What Is a Liquid Asset? Definition and Examples
Define liquid assets and the key criteria (speed, cost, stability) that determine reliable access to wealth for personal goals and business solvency.
Define liquid assets and the key criteria (speed, cost, stability) that determine reliable access to wealth for personal goals and business solvency.
The concept of a liquid asset is foundational to personal and business financial management. Understanding which assets are liquid and which are not determines an entity’s ability to meet unexpected obligations.
This capacity to manage sudden cash needs directly influences solvency and operational stability in any economic climate.
Liquidity represents the immediate financial strength available to navigate unforeseen expenses or seize short-term opportunities. Failing to properly calculate liquidity can lead to forced sales of valuable property at depressed prices, incurring significant financial losses.

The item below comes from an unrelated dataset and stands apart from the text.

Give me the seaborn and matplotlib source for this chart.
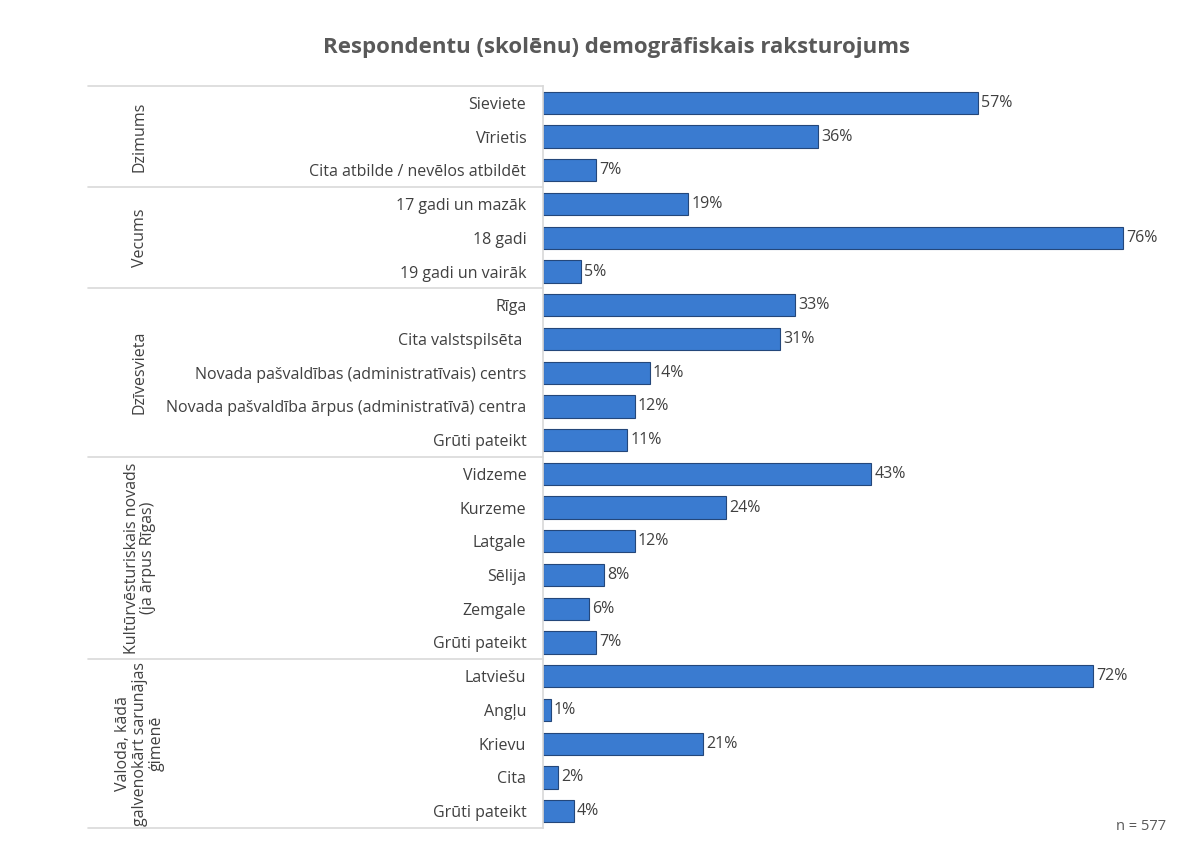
import matplotlib
matplotlib.use("Agg")
import matplotlib.pyplot as plt
import matplotlib.transforms as mtransforms
import seaborn as sns
import pandas as pd

# dati
groups = ["Dzimums", "Vecums", "Dzīvesvieta",
          "Kultūrvēsturiskais novads\n(ja ārpus Rīgas)",
          "Valoda, kādā\ngalvenokārt sarunājas\nģimenē"]
labels = [
    ["Sieviete", "Vīrietis", "Cita atbilde / nevēlos atbildēt"],
    ["17 gadi un mazāk", "18 gadi", "19 gadi un vairāk"],
    ["Rīga", "Cita valstspilsēta ", "Novada pašvaldības (administratīvais) centrs",
     "Novada pašvaldība ārpus (administratīvā) centra", "Grūti pateikt"],
    ["Vidzeme", "Kurzeme", "Latgale", "Sēlija", "Zemgale", "Grūti pateikt"],
    ["Latviešu", "Angļu", "Krievu", "Cita", "Grūti pateikt"],
]
values = [
    [57, 36, 7],
    [19, 76, 5],
    [33, 31, 14, 12, 11],
    [43, 24, 12, 8, 6, 7],
    [72, 1, 21, 2, 4],
]
n_text = "n = 577"

rows = []
for g, labs, vals in zip(groups, labels, values):
    for lab, v in zip(labs, vals):
        rows.append({"group": g, "label": lab, "value": v, "key": f"{g}|{lab}"})
df = pd.DataFrame(rows)

sns.set_theme(style="white")
plt.rcParams["font.family"] = ["Open Sans", "DejaVu Sans"]

fig = plt.figure(figsize=(11.97, 8.43), dpi=100)
ax = fig.add_axes([543 / 1197, 1 - 828 / 843, (1154 - 543) / 1197, (828 - 86) / 843])

bar_color = "#3A7BD0"
sns.barplot(data=df, x="value", y="key", orient="h", color=bar_color, saturation=1,
            edgecolor="#24477A", linewidth=0.8, width=0.66, ax=ax)

ax.set_xlim(0, 80)
ax.set_ylim(len(df) - 0.5, -0.5)
ax.set_xlabel("")
ax.set_ylabel("")
ax.set_xticks([])
ax.set_yticks(range(len(df)))
ax.set_yticklabels(df["label"], fontsize=11.5, color="#404040")
ax.tick_params(axis="y", length=0, pad=12)
for s in ["top", "right", "bottom"]:
    ax.spines[s].set_visible(False)
ax.spines["left"].set_color("#d9d9d9")

for i, v in enumerate(df["value"]):
    ax.text(v + 0.4, i, f"{v}%", va="center", ha="left", fontsize=11.5, color="#404040")

# grupu atdalītāji un nosaukumi
trans = mtransforms.blended_transform_factory(ax.transAxes, ax.transData)
x0 = (88 - 543) / (1154 - 543)
start = 0
bounds = [-0.5]
for g, labs in zip(groups, labels):
    end = start + len(labs)
    bounds.append(end - 0.5)
    mid = (start + end - 1) / 2
    ax.text(x0 + 0.085, mid, g, rotation=90, ha="center", va="center",
            multialignment="center", fontsize=11.5, color="#404040",
            transform=trans, linespacing=1.05)
    start = end
for b in bounds:
    ax.plot([x0, 0], [b, b], color="#d9d9d9", lw=1.2, transform=trans, clip_on=False)

fig.text(0.515, 1 - 47 / 843, "Respondentu (skolēnu) demogrāfiskais raksturojums",
         ha="center", va="center", fontsize=16, fontweight="bold", color="#595959")
fig.text(1166 / 1197, 1 - 827 / 843, n_text, ha="right", va="center",
         fontsize=10.5, color="#595959")

fig.savefig("out.png", dpi=100)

Liquidity is defined as the speed and ease with which an asset can be converted into physical cash. This conversion must occur rapidly and, most importantly, without causing a significant loss of the asset’s underlying market value. An asset that requires a lengthy sales process or forces a deep discount to execute a quick sale is deemed illiquid.
Liquid assets are those already held in cash or instruments readily convertible into cash within a short timeframe, typically 90 days or less. These assets sit at the highly accessible end of the financial liquidity spectrum, used by analysts to categorize holdings based on convertibility.
A bank account holding physical currency is perfectly liquid because the conversion process is instantaneous and involves no loss of value. Highly illiquid assets, like a parcel of undeveloped land, may take months or years to monetize at fair market value.
The degree of an asset’s liquidity is measured by three primary characteristics, which dictate its utility as a source of immediate funds. The first is the Speed of Conversion, measuring the elapsed time between the decision to sell and the actual receipt of funds. For example, a brokerage sale of publicly traded stock settles quickly, while selling a private business interest may take months.
The second factor is Transaction Costs, encompassing all fees and commissions associated with the sale. These costs reduce the final cash value received, directly impacting the asset’s net liquidity. Real estate transactions often involve brokerage fees ranging from 5% to 6% of the sale price, immediately eroding the asset’s liquid value.
The third characteristic is Price Stability, reflecting the likelihood that the asset will maintain its market value during the conversion period. Assets with deep and efficient markets, such as U.S. Treasury securities, exhibit high price stability. Assets traded on thin markets, like rare art, often require a substantial markdown to attract a buyer quickly.
High liquidity inherently comes with a trade-off in potential return for the investor. Highly liquid assets, such as money market funds, typically offer lower yields because their safety and immediate accessibility are priced in. Conversely, illiquid investments, such as venture capital stakes, demand a liquidity premium to compensate the investor for the risk and delay in accessing capital.
Highly liquid assets form the basis of immediate financial security for individuals and institutions alike. Physical cash, checking accounts, and savings accounts represent the most liquid category, offering instantaneous access without cost. Money market accounts and short-term debt instruments, such as U.S. Treasury bills, are also classified as highly liquid due to their deep markets and minimal price volatility.
Publicly traded stocks and bonds are considered liquid assets, provided they trade on a major exchange with high daily volume. These instruments can usually be converted to cash within the standard two-day settlement period. Illiquid assets contrast sharply with these examples, including specialized tools, antique collections, and certain types of commercial real estate.
Selling a multi-unit industrial complex, for example, typically involves extensive appraisals, legal reviews, and title transfers that can span several quarters. This lengthy process and the high transaction costs render the complex highly illiquid despite its potentially high value.
Liquid assets are the foundation of a robust personal financial plan, serving as an emergency fund. Financial advisors commonly recommend holding three to six months’ worth of living expenses in highly liquid, low-risk accounts. This cushion prevents the need to sell retirement assets or incur high-interest debt when an unexpected expense arises.
These accessible funds are also used to save for short-term goals, like a down payment on a car or a planned vacation within the next year. Keeping these funds liquid and separate from long-term investments minimizes the risk of having to liquidate assets at an unfavorable moment.
In a business context, liquidity is an indicator of operational solvency, frequently measured using specific accounting ratios. Working Capital is a fundamental calculation of short-term liquidity, determined by subtracting current liabilities from current assets. A positive Working Capital figure suggests the company has sufficient liquid resources to cover its immediate debts.
The Current Ratio provides a more specific measure of a business’s ability to cover its short-term obligations using its most accessible assets. This ratio is calculated by dividing Current Assets (cash, accounts receivable, inventory) by Current Liabilities (accounts payable, short-term debt).
A Current Ratio of 2:1, meaning $2 of current assets for every $1 of current liabilities, is often considered a healthy benchmark for corporate liquidity. A deteriorating Current Ratio signals potential insolvency and an increasing risk that the business will be unable to pay its vendors or service its debt obligations.
Creditors and investors analyze these ratios closely to assess a company’s financial health before extending credit or making an investment decision.